The fact that the two-round voting system might produce this result is a classic case of unintended consequences. The founders of the Fifth Republic designed it precisely to eliminate minor candidates and ensure that the winner enjoyed a true mandate. But they didn't count on voter dissatisfaction with la classe politique reaching such endemic proportions that in 2002, fully one-third of the electorate would cast first-round protest votes for extremists (Trotskyite candidates alone received no less than 10 percent).

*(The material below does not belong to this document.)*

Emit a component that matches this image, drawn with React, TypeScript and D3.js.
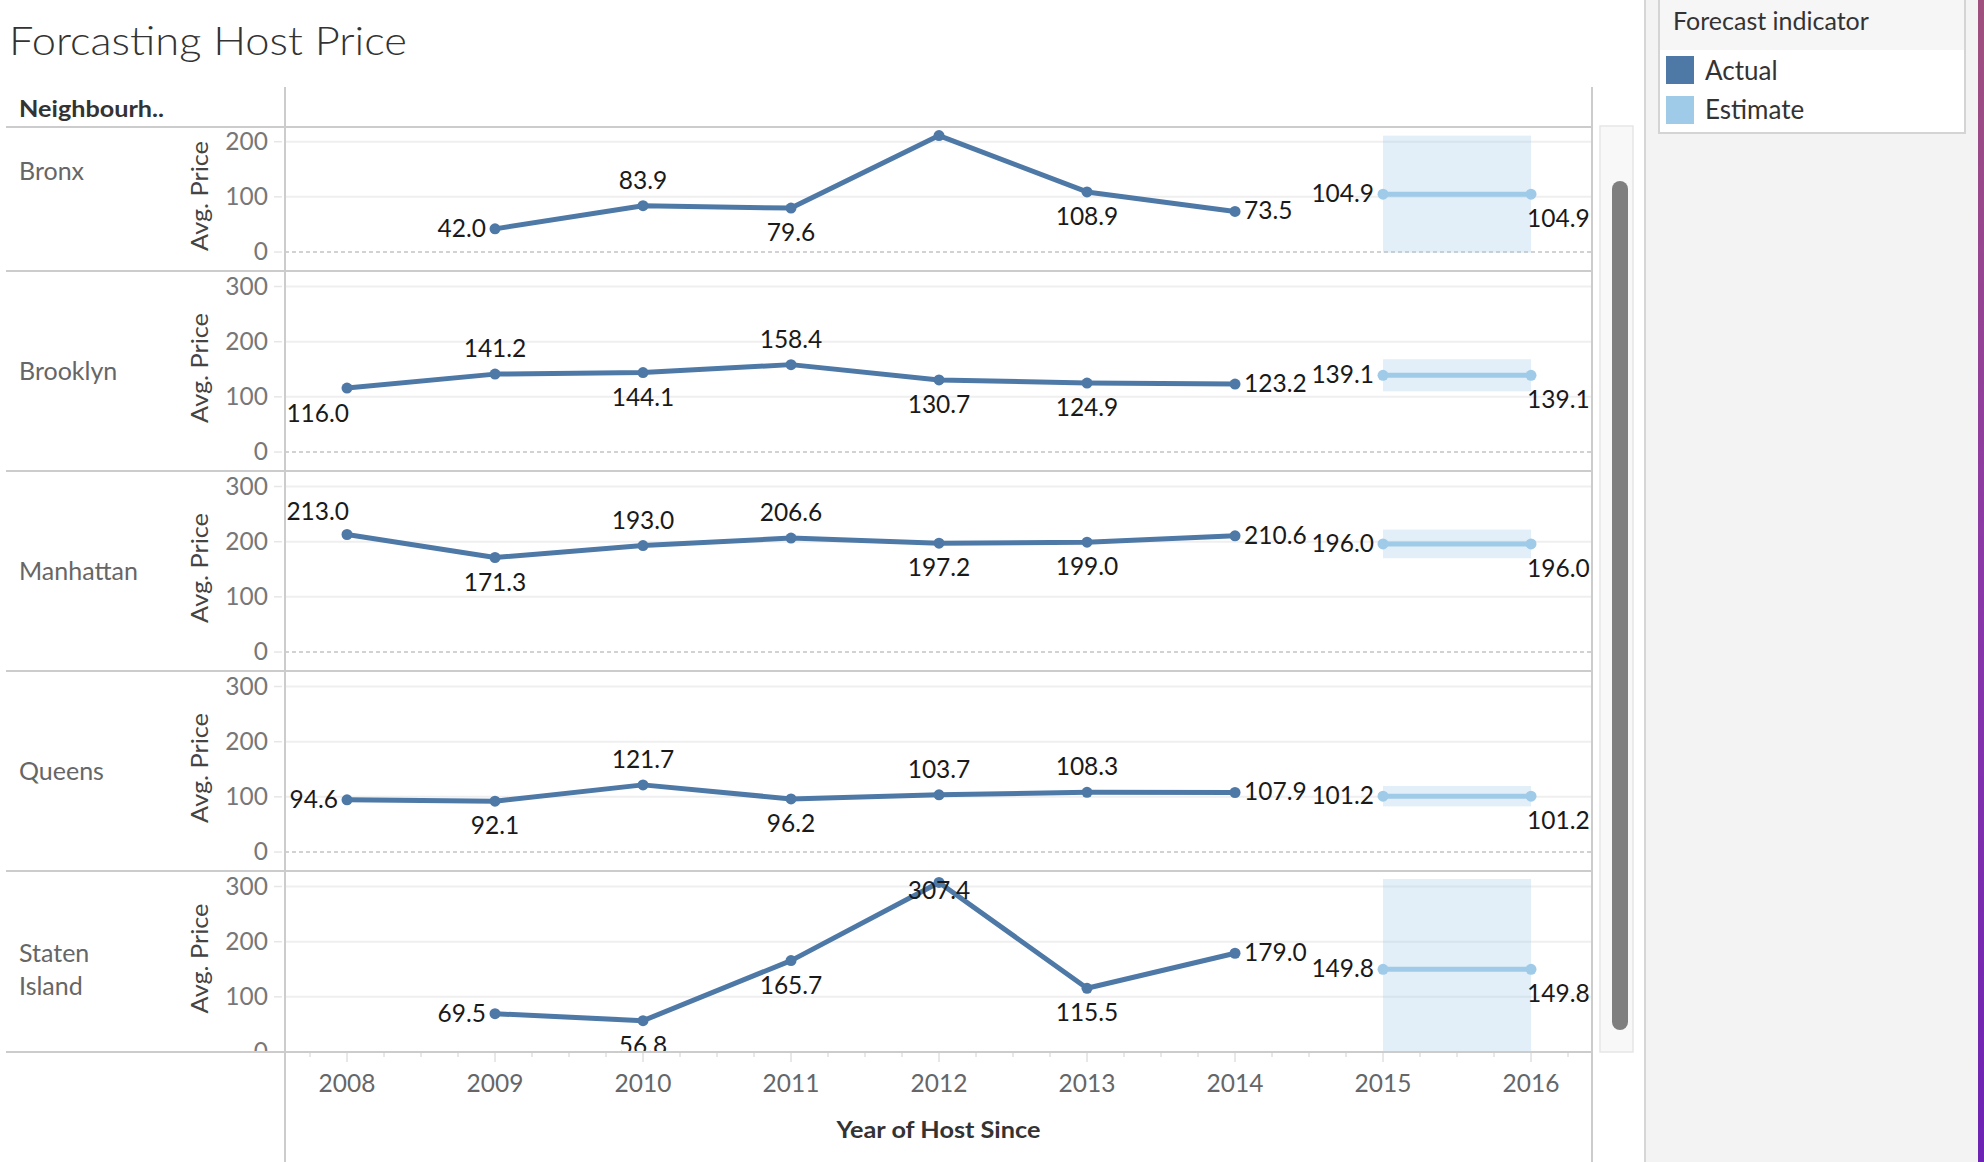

The true irony, though, is that both the voting process and the 2002 protest votes actually have the same cause: the perennial French distrust of political parties. If France had a stable party system like the American, British, or German ones, it would not need two-round voting, because the parties themselves would do a reliable job of winnowing down the field. And, if the election had only a single round of voting, most voters would think long and hard before throwing their support to a French Ralph Nader. But, in a tradition that goes back to Jean-Jacques Rousseau, the French still tend to see political parties as vaguely illegitimate--as groups that place their own particular interest above the national interest. As a result, party affiliation is weak, and party organization notoriously fragile. Even the Socialist Party, in its current incarnation, dates back only to 1969. François Bayrou's Union pour la Démocratie Français (UDF) was born in 1978. The Gaullists, in their erratic 60-year existence, have gone through a bewildering series of reinventions and acronyms (RPF, URAS, UNR, UDR, RPR, and the present UMP).
But, of course, compared with our own electoral debacle of 2000, France's 2002 election does not look particularly dysfunctional. And, if the 2002 "surprise" repeats itself, the French will almost certainly amend their constitution to prevent it from happening again. The American electoral college, on the other hand, does not seem likely to disappear anytime soon.